WORK TO BE COMPLETED: Copy the records below exactly, starting at the line that contains "What TikZ code" and ending at the line that contains "(0,0) rectangle (474,474);"; leave out any pictures.

[Plotting code records]
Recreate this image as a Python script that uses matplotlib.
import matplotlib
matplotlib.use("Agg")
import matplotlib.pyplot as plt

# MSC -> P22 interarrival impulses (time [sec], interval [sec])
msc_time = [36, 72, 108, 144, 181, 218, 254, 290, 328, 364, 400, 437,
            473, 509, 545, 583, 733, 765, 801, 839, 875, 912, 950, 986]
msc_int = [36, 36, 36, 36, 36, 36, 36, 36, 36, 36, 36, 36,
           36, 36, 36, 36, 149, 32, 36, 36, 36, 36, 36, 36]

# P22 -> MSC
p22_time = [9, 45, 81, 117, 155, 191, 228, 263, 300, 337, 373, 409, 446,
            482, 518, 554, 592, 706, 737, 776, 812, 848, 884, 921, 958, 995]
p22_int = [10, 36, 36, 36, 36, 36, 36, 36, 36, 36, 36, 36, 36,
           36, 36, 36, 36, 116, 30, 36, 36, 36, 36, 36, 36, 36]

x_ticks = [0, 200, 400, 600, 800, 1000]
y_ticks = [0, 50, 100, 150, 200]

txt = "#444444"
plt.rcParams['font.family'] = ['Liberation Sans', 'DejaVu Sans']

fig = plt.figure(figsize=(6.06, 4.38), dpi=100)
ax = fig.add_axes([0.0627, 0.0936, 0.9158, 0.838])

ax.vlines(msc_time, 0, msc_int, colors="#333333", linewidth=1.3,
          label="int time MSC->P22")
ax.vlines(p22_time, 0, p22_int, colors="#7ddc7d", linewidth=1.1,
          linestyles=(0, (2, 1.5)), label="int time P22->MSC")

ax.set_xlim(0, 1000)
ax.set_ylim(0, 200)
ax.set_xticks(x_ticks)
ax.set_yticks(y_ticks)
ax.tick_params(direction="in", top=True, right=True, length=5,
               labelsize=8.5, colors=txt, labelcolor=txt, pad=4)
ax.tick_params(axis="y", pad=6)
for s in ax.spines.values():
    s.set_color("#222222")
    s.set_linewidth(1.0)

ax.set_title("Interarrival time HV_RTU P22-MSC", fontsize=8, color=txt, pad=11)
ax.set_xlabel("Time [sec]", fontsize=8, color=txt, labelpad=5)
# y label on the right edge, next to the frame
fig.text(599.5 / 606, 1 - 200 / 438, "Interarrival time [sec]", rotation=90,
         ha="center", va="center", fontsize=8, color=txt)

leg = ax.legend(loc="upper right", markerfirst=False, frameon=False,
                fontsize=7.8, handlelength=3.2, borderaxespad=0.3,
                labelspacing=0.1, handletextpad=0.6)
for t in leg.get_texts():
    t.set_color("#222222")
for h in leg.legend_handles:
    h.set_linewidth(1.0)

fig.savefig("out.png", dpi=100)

--

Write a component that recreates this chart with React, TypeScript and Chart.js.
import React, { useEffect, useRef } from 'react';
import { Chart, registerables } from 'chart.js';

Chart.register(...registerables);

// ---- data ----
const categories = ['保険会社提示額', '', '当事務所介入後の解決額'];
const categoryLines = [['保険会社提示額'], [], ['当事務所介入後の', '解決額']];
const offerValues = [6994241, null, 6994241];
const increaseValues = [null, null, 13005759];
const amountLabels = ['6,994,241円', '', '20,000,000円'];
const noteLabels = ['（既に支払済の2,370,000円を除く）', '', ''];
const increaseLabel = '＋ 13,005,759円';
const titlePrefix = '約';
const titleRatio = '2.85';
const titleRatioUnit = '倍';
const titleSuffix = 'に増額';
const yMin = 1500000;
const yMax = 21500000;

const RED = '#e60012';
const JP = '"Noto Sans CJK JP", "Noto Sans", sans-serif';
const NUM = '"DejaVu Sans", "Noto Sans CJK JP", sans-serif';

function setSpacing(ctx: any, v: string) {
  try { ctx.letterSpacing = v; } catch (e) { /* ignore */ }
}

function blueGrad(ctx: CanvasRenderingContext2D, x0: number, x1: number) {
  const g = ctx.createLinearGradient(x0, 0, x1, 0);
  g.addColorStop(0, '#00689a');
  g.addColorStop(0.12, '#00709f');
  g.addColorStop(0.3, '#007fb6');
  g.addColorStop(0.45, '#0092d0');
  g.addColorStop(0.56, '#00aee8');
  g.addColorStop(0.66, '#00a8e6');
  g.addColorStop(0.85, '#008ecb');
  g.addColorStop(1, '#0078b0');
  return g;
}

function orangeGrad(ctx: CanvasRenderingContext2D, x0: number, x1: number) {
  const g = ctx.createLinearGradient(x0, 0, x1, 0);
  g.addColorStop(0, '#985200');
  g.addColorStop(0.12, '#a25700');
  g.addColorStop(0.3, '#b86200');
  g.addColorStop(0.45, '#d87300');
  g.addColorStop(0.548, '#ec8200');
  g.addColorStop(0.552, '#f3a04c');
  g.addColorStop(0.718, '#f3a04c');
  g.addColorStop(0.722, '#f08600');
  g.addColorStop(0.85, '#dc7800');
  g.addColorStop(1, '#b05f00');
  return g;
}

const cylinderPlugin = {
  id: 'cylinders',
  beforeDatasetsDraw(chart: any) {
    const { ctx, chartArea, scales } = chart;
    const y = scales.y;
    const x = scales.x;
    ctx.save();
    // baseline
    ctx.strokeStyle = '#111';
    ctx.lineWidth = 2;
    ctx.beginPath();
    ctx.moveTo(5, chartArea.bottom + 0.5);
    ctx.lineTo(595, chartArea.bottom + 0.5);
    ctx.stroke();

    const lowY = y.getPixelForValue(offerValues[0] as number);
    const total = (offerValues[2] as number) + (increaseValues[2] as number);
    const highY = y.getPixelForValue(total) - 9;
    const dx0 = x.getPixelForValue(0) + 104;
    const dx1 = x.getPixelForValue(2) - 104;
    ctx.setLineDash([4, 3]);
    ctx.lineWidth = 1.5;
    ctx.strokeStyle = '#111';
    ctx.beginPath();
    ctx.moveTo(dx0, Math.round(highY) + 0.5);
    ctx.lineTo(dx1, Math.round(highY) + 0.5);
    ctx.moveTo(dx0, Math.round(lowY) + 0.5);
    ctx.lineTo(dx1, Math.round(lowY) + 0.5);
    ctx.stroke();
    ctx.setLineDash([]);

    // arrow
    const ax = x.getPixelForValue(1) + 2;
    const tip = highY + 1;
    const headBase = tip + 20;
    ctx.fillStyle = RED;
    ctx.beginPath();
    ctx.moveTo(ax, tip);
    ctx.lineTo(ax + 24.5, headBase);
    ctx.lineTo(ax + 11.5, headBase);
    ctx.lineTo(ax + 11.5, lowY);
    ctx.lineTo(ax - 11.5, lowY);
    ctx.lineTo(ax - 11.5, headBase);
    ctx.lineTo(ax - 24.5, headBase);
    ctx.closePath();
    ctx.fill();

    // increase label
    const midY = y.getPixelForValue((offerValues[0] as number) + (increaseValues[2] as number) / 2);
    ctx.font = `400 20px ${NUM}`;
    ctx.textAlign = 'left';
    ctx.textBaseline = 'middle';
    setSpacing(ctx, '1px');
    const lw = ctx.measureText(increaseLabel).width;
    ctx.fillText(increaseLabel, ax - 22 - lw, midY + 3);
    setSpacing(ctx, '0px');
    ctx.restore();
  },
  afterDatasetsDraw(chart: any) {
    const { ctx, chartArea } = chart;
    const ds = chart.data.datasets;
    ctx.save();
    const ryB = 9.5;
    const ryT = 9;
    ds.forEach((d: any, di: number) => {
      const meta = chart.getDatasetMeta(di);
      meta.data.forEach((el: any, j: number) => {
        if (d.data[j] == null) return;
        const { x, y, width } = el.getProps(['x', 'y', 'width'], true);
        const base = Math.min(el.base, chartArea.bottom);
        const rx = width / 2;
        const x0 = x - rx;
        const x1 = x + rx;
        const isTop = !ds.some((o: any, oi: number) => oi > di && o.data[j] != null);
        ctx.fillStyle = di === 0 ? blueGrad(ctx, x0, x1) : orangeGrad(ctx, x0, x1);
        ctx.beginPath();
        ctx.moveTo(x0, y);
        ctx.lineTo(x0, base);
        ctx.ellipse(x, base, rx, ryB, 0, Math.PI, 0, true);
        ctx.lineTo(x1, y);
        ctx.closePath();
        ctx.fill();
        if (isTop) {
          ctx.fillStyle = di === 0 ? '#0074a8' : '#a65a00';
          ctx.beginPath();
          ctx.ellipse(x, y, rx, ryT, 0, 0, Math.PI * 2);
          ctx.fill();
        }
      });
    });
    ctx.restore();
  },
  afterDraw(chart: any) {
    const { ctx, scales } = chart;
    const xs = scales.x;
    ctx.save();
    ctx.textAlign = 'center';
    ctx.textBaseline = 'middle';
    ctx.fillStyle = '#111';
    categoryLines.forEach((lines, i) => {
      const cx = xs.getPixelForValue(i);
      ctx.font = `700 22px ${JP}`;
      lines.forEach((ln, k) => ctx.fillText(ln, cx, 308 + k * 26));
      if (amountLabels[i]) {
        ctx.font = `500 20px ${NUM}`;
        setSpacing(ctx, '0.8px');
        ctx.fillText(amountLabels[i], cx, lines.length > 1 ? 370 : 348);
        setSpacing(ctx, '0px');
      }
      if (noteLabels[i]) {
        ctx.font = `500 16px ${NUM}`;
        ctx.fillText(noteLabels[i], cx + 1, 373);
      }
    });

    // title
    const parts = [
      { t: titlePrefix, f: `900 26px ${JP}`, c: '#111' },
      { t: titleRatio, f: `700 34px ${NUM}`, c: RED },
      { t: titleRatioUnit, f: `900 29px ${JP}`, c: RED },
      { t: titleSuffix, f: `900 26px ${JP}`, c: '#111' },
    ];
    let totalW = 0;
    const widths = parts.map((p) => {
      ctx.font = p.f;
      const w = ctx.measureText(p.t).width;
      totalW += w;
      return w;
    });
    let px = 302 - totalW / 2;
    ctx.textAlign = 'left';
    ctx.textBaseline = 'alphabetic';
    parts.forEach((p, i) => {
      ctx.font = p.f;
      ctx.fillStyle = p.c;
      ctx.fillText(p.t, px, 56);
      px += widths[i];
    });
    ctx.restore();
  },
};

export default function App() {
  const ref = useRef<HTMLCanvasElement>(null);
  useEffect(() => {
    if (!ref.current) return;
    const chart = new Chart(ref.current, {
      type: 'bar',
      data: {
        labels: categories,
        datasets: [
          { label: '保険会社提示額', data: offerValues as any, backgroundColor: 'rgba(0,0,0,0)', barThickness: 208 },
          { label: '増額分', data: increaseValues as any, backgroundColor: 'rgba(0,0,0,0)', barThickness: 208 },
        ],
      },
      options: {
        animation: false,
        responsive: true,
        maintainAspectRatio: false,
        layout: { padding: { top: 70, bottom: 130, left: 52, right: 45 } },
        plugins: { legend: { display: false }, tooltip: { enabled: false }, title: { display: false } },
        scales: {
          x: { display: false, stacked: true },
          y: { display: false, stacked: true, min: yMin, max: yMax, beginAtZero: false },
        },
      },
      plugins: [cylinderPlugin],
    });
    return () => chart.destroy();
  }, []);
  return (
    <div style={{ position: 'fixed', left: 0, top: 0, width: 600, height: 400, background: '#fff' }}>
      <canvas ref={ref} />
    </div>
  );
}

==

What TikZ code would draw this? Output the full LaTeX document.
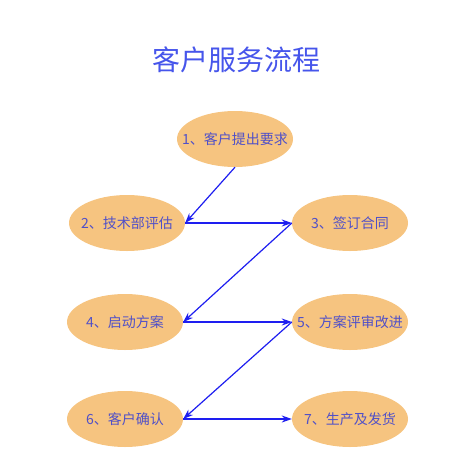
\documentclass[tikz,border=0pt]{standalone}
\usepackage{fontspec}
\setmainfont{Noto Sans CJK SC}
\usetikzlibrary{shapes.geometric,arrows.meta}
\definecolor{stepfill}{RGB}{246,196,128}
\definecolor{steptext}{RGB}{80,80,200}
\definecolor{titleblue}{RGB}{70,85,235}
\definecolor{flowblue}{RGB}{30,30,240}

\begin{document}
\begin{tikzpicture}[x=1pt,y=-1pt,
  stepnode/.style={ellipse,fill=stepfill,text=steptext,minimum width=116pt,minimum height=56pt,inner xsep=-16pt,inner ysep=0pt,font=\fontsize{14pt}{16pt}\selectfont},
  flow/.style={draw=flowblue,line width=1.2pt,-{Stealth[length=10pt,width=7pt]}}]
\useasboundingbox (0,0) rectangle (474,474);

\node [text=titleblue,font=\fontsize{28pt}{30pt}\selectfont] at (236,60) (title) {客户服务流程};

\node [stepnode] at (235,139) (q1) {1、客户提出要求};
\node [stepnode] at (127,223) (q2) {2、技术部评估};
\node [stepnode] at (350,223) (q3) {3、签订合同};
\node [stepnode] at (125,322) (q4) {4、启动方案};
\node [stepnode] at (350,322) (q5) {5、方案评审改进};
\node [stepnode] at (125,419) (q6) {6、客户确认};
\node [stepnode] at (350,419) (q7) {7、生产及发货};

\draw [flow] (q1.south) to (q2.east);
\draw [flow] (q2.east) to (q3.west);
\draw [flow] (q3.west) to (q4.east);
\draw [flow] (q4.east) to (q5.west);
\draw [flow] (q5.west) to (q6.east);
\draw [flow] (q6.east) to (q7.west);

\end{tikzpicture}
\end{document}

CORRECT RESPONSE:
What TikZ code would draw this? Output the full LaTeX document.
\documentclass[tikz,border=0pt]{standalone}
\usepackage{fontspec}
\setmainfont{Noto Sans CJK SC}
\usetikzlibrary{shapes.geometric,arrows.meta}
\definecolor{stepfill}{RGB}{246,196,128}
\definecolor{steptext}{RGB}{80,80,200}
\definecolor{titleblue}{RGB}{70,85,235}
\definecolor{flowblue}{RGB}{30,30,240}

\begin{document}
\begin{tikzpicture}[x=1pt,y=-1pt,
  stepnode/.style={ellipse,fill=stepfill,text=steptext,minimum width=116pt,minimum height=56pt,inner xsep=-16pt,inner ysep=0pt,font=\fontsize{14pt}{16pt}\selectfont},
  flow/.style={draw=flowblue,line width=1.2pt,-{Stealth[length=10pt,width=7pt]}}]
\useasboundingbox (0,0) rectangle (474,474);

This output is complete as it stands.